Reviewed by Paul Dorsey

THE NATION

 Nelson Rand probably deserves credit for parlaying his travel adventures into a book when most people would be content to dole them out between a few beers in the bar, but his anecdotes are a cut above the usual booze banter and he is, after all, a "journalist".

 The Canadian had been living in Vietnam when he decided, for the hell of it, to track down some danger in Cambodia while the Khmer Rouge was still causing trouble. Then it was the ethnic warriors of Burma, and then the hapless Hmong of Laos, and finally the feuding parties of the troubled Thai South.

 In those locales he stalked thrills and the flashes of gun muzzles, strictly on a freelance basis. These constitute the "war and terror" of the book's subtitle.

 "I arrived in Cambodia about a week after Pol Pot's death on 15 April 1998, with the aim of travelling to Anlong Veng to launch my career as a journalist," he writes, plunging in chockfull of youthful bravado. A decade later he retells the tales, now flavoured with braggadocio.

 That Pol Pot was dead - having already been found and interviewed by Nate Thayer, an actual journalist who put a lot of hard work into the effort - serves to sum up Rand's book: Nothing much really happens at all because his timing's so poor.

 In Burma he witnesses a Karen militia raid with plenty of gunfire and some gore. A landmine or two goes off. The rest of the time, things are pretty peaceful, leaving Rand to give the reader the perspective of history, which he does fairly well. He's a decent writer.
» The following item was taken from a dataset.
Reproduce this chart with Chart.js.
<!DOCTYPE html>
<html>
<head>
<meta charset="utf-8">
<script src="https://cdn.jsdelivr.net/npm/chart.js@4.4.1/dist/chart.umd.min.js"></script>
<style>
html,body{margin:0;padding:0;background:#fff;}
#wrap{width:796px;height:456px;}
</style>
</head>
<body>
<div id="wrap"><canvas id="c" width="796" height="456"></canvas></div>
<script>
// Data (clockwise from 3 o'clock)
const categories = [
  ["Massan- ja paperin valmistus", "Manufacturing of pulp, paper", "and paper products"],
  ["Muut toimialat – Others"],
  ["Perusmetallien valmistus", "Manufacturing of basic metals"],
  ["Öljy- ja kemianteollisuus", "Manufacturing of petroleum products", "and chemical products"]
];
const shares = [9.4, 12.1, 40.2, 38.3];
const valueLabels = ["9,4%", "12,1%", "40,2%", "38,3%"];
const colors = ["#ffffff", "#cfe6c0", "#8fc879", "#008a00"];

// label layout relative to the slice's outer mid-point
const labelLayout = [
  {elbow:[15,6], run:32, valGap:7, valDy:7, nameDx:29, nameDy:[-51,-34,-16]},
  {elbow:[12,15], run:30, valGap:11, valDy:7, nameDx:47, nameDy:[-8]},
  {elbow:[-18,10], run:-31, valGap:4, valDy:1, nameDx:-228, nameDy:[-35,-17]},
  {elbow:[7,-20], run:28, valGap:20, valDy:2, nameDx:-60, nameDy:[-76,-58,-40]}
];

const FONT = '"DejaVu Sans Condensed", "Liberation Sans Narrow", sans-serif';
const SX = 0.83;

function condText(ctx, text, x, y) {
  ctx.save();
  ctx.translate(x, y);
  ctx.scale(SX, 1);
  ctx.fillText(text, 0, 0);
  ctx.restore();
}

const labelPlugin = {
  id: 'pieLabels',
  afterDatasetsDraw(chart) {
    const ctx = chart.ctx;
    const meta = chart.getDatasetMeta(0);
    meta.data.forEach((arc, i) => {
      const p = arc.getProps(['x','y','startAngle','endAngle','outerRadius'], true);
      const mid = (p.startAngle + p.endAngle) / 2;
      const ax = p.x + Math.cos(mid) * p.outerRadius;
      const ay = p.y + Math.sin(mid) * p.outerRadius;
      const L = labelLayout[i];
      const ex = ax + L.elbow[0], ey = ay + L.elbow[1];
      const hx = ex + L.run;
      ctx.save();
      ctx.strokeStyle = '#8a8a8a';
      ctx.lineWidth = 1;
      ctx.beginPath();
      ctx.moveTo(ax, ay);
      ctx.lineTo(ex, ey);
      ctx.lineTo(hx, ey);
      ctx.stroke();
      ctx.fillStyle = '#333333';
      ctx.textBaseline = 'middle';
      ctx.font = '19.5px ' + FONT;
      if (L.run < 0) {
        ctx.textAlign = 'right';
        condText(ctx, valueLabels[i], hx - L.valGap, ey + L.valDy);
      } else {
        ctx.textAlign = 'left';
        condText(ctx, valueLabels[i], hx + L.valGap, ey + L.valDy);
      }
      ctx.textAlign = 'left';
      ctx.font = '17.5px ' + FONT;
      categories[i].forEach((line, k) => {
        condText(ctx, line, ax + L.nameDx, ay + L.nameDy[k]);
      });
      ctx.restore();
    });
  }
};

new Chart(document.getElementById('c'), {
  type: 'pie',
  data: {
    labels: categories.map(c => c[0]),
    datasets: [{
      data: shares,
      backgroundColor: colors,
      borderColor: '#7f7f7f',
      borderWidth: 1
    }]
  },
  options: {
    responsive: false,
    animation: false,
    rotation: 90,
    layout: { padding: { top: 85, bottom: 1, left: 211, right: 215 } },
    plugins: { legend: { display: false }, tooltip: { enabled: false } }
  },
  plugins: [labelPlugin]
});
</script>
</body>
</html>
 He qualifies as a journalist in the sense that he's willing to go to unpleasant places and talk to people about the conflicts that have befallen them. His credentials suffer, though, when neutrality goes out the window - not that it's easy staying neutral when you're writing about the Burmese junta.
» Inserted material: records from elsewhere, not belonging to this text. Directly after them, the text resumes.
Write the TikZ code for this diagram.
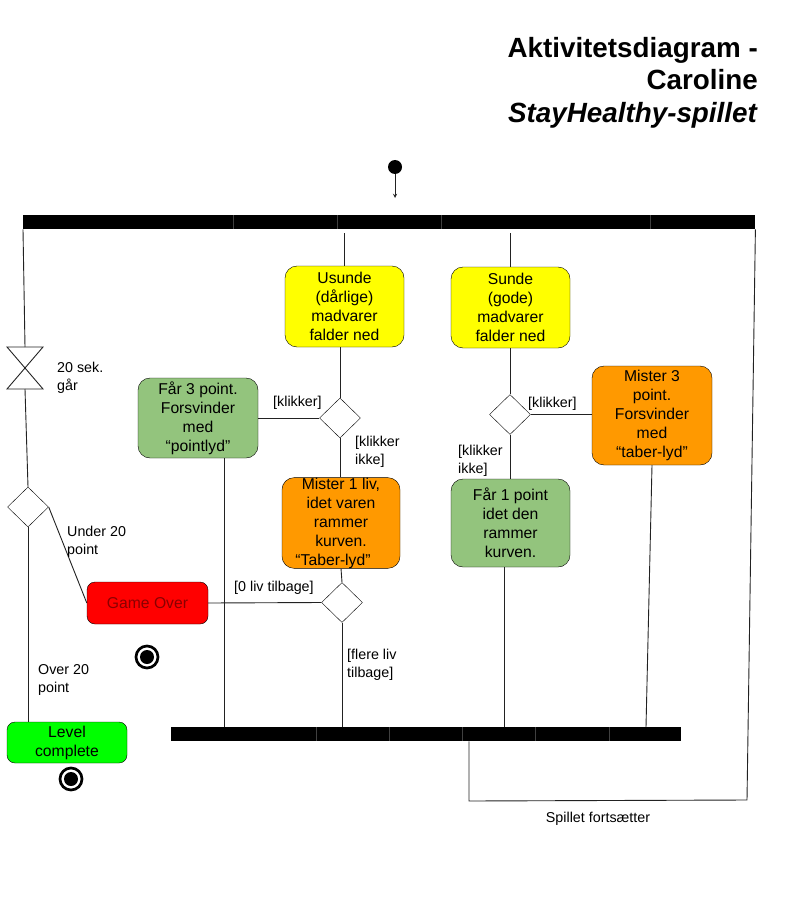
\documentclass[tikz,border=0pt]{standalone}
\usepackage{fontspec}
\setmainfont{Liberation Sans}
\usepackage{xcolor}
\usetikzlibrary{shapes.geometric}

\definecolor{foodyellow}{HTML}{FFFF00}
\definecolor{pointgreen}{HTML}{93C47D}
\definecolor{loseorange}{HTML}{FF9900}
\definecolor{overred}{HTML}{FF0000}
\definecolor{overtext}{HTML}{8A0000}
\definecolor{levelgreen}{HTML}{00FF00}
\definecolor{wire}{HTML}{222222}

\begin{document}
\begin{tikzpicture}[x=1pt, y=-1pt, >=stealth,
    action/.style={draw, rounded corners=12pt, align=center, inner sep=0pt,
        font=\fontsize{15.7}{19}\selectfont},
    choice/.style={draw, diamond, minimum width=41pt, minimum height=40pt, inner sep=0pt},
    guard/.style={align=left, inner sep=0pt, font=\fontsize{14.3}{18}\selectfont},
    bar/.style={fill=black, inner sep=0pt, anchor=north west, minimum height=14pt},
    flow/.style={draw=wire, line width=0.9pt},
    endnode/.style={circle, draw, line width=2.7pt, minimum size=22pt, inner sep=0pt,
        path picture={\fill[black] (path picture bounding box.center) circle (7pt);}}]

    \useasboundingbox (0,0) rectangle (791,920);

    % Title
    \node[anchor=north east, align=right, inner sep=0pt,
          font=\fontsize{27.8}{32.5}\selectfont\bfseries] (title) at (758,37)
        {Aktivitetsdiagram -\\Caroline\\\textit{StayHealthy-spillet}};

    % Start and the two bars
    \node[circle, fill=black, minimum size=14pt, inner sep=0pt] (start) at (395,167) {};
    \coordinate (forkin) at (395,198);
    \node[bar, minimum width=732pt] (fork) at (23,215) {};
    \node[bar, minimum width=510pt] (join) at (171,727) {};
    \foreach \x in {233,337,441,650}
        \draw[black!75, line width=0.5pt] (\x,215) -- (\x,229);
    \foreach \x in {316,389,462,535,609}
        \draw[black!75, line width=0.5pt] (\x,727) -- (\x,741);
    \draw[flow, ->] (start) -- (forkin);

    % --- Actions ---
    \node[action, fill=foodyellow, minimum width=119pt, minimum height=81pt] (usunde) at (344.5,306.5)
        {Usunde\\(dårlige)\\madvarer\\falder ned};
    \node[action, fill=foodyellow, minimum width=119pt, minimum height=81pt] (sunde) at (510.5,307.5)
        {Sunde\\(gode)\\madvarer\\falder ned};
    \node[action, fill=pointgreen, minimum width=120pt, minimum height=80pt] (faar3) at (198,418)
        {Får 3 point.\\Forsvinder\\med\\“pointlyd”};
    \node[action, fill=loseorange, minimum width=118pt, minimum height=90pt] (mister1) at (341,523)
        {Mister 1 liv,\\idet varen\\rammer\\kurven.\\“Taber-lyd”\hspace*{16pt}};
    \node[action, fill=loseorange, minimum width=120pt, minimum height=99pt] (mister3) at (652,415.5)
        {Mister 3\\point.\\Forsvinder\\med\\“taber-lyd”};
    \node[action, fill=pointgreen, minimum width=119pt, minimum height=88pt] (faar1) at (510.5,523)
        {Får 1 point\\idet den\\rammer\\kurven.};
    \node[action, fill=overred, text=overtext, rounded corners=8pt, minimum width=121pt, minimum height=42pt] (gameover) at (147.5,603)
        {Game Over};
    \node[action, fill=levelgreen, rounded corners=8pt, minimum width=120pt, minimum height=41pt] (level) at (67,742.5)
        {Level\\complete};

    % --- Decisions ---
    \node[choice] (gate) at (28,507) {};
    \node[choice] (pickbad) at (340,418) {};
    \node[choice] (lives) at (342,602.5) {};
    \node[choice] (pickgood) at (510,414.5) {};

    % End nodes
    \node[endnode] (endover) at (147,657) {};
    \node[endnode] (endlevel) at (71,779) {};

    % Timer (hourglass)
    \coordinate (timertop) at (25,347);
    \coordinate (timerbot) at (25,389);
    \draw[wire, line width=0.9pt] (7,347) -- (43,347) -- (7,389) -- (43,389) -- cycle;

    % --- Left branch ---
    \draw[flow] (fork.south west) -- (timertop);
    \draw[flow] (timerbot) -- (gate.north);
    \draw[flow] (gate.east) -- (gameover.west);
    \draw[flow] (gate.south) -- (gate.south |- level.north);

    % --- Unhealthy food ---
    \draw[flow, shorten <=4pt] (fork.south -| usunde.north) -- (usunde.north);
    \draw[flow] (usunde.south -| pickbad.north) -- (pickbad.north);
    \draw[flow] (pickbad.west) -- (pickbad.west -| faar3.east);
    \draw[flow] (pickbad.south) -- (pickbad.south |- mister1.north);
    \draw[flow] (mister1.south) -- (lives.north);
    \draw[flow] (lives.west) -- (gameover.east);
    \draw[flow] (lives.south) -- (lives.south |- join.north);
    \draw[flow] ([xshift=26pt]faar3.south) -- ([xshift=26pt]faar3.south |- join.north);

    % --- Healthy food ---
    \draw[flow, shorten <=4pt] (fork.south -| sunde.north) -- (sunde.north);
    \draw[flow] (sunde.south -| pickgood.north) -- (pickgood.north);
    \draw[flow] (pickgood.east) -- (pickgood.east -| mister3.west);
    \draw[flow] (pickgood.south) -- (pickgood.south |- faar1.north);
    \draw[flow] ([xshift=-6pt]faar1.south) -- ([xshift=-6pt]faar1.south |- join.north);
    \draw[flow] (mister3.south) -- ([xshift=-6pt]mister3.south |- join.north);

    % Loop back to the top bar
    \coordinate (loopturn) at (747,800);
    \draw[flow] (join.south -| 469,0) -- (469,801) -- (loopturn) -- (fork.south east);

    % --- Guards and notes ---
    \node[guard, anchor=north west] (timerlbl) at (57,362) {20 sek.\\går};
    \node[guard, anchor=north west] (underlbl) at (67,526) {Under 20\\point};
    \node[guard, anchor=north west] (overlbl) at (38,664) {Over 20\\point};
    \node[guard, anchor=north west] (clickbad) at (273,396) {[klikker]};
    \node[guard, anchor=north west] (missbad) at (355,436) {[klikker\\ikke]};
    \node[guard, anchor=north west] (clickgood) at (528,397) {[klikker]};
    \node[guard, anchor=north west] (missgood) at (458,445) {[klikker\\ikke]};
    \node[guard, anchor=north west] (nolives) at (234,581) {[0 liv tilbage]};
    \node[guard, anchor=north west] (morelives) at (347,649) {[flere liv\\tilbage]};
    \node[guard, anchor=north] (continue) at (598,812) {Spillet fortsætter};

\end{tikzpicture}
\end{document}
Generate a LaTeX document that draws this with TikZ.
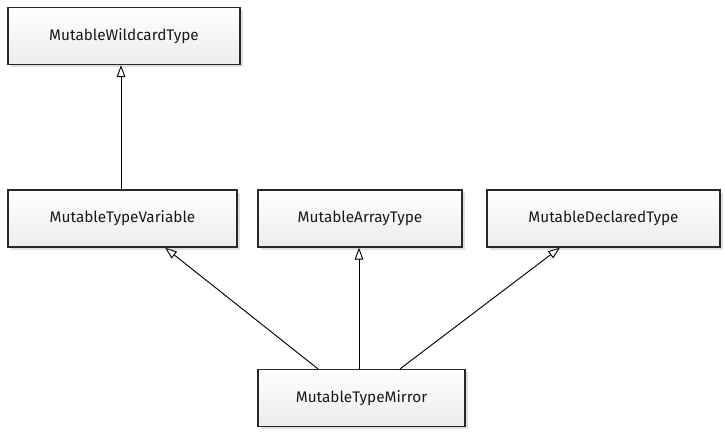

 So, Karen National Liberation Army: good (he twice in quick succession refers to its soldiers by name and as "my friend") and Burmese troops: bad. Cambodian infantry: good; Khmer Rouge: bad. Hmong guerrillas: good; Lao People's Army: bad.
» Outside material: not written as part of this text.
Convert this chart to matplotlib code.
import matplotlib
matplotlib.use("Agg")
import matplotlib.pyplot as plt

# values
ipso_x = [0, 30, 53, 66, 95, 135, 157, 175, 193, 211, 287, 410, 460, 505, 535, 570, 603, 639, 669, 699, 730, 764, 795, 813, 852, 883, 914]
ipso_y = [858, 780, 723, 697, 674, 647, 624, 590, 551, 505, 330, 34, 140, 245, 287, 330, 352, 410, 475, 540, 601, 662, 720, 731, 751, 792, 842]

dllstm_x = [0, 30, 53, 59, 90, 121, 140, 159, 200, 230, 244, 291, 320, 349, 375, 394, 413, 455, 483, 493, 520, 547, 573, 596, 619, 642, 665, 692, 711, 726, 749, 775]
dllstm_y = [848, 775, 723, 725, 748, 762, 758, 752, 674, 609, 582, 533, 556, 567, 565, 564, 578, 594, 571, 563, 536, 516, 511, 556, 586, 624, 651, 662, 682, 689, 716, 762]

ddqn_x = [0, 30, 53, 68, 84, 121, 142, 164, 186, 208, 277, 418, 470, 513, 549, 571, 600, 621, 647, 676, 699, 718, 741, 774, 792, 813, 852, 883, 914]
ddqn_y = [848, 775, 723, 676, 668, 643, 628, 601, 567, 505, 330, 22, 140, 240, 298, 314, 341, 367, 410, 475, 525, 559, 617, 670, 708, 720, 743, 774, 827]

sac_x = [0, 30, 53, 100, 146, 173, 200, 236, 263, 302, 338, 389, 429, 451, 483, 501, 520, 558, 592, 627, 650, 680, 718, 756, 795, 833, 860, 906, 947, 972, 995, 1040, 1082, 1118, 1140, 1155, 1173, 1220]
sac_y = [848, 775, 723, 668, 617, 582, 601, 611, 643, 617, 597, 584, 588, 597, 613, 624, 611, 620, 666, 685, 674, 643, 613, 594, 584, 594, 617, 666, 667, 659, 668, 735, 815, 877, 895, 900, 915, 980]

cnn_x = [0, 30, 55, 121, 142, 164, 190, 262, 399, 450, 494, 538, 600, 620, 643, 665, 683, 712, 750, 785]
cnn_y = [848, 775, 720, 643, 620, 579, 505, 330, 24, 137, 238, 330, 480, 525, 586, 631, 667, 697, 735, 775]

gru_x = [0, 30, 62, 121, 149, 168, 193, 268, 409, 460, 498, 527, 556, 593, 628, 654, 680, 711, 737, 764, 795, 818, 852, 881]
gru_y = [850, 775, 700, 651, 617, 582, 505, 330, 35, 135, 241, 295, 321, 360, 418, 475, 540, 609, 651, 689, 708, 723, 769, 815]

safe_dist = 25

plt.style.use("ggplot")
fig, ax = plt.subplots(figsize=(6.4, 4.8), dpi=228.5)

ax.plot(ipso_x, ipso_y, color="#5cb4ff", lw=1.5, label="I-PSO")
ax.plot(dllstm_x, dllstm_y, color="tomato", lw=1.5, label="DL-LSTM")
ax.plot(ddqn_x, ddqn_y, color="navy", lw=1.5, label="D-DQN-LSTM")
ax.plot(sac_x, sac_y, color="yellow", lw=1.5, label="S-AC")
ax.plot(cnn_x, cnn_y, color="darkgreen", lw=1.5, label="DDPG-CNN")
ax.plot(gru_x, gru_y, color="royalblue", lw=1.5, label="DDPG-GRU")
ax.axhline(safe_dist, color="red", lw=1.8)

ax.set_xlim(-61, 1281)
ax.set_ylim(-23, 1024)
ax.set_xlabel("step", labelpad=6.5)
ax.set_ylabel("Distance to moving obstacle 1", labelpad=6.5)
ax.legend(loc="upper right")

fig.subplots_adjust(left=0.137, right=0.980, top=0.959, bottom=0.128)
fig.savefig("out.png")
 Southern Thailand throws him off his stride, however. Embedded with government security forces, Rand is full of admiration for the rank-and-file soldiers doing their best, but he can also see the injustice of the Muslim citizenry's maltreatment, so he can't make up mind where his sympathies lie.

 In Yala's Ramen district, 40 women assemble to recite a litany of complaints for him, evidently hoping his reportage will swing fortune their way.

 In Cambodia, though, everything's clear-cut and, since that particular conflict is swiftly getting cold, Rand gets mercenary.

On his initial visit to "the front" around the Khmer Rouge holdout at Anlong Veng, he buys a photograph of Pol Pot for $5 from a government soldier - an interesting shot of the infamous despot cuddling a toddler.

 On his return to Bangkok he flogs the picture to Associated Press for $75 and revels in "the excitement of my first journalism sale". Then he's told he could have sold it for $10,000. Stung, he returns to Anlong Veng "to get more shit" to peddle, meaning more Khmer Rouge keepsakes - "as well as information".

 Watching a KNLA trooper butcher a dead Burmese soldier gets him thinking about quitting this awful business, but he gets over it at a five-star Bangkok hotel with his Karen girlfriend. Ultimately he's happy to leave Burma, yet the hawk in him has no regrets.

 "In battle, life becomes centred around the moment and everything else becomes meaningless ... I have never felt more alive than in battle, or never more at peace than in its aftermath."

 You'd think he'd stormed Juno Beach and saved Private Ryan. Instead, Rand spends pages complaining about the blister he got on his foot walking around the Burmese countryside, yearning every other paragraph for the cold beer waiting for him in Mae Sot.

 By the time Rand gets to Yala he's a wisecracking veteran with a John Wayne swagger, declining an AK47 to carry "not so much because of journalistic ethics, but more because I didn't want to carry the extra weight ... Besides, when under fire, I'm far more comfortable shooting a camera than a weapon."

 Nelson Rand really needs to read "Page After Page", photojournalist Tim Page's memoir about life on the real front lines of Southeast Asia.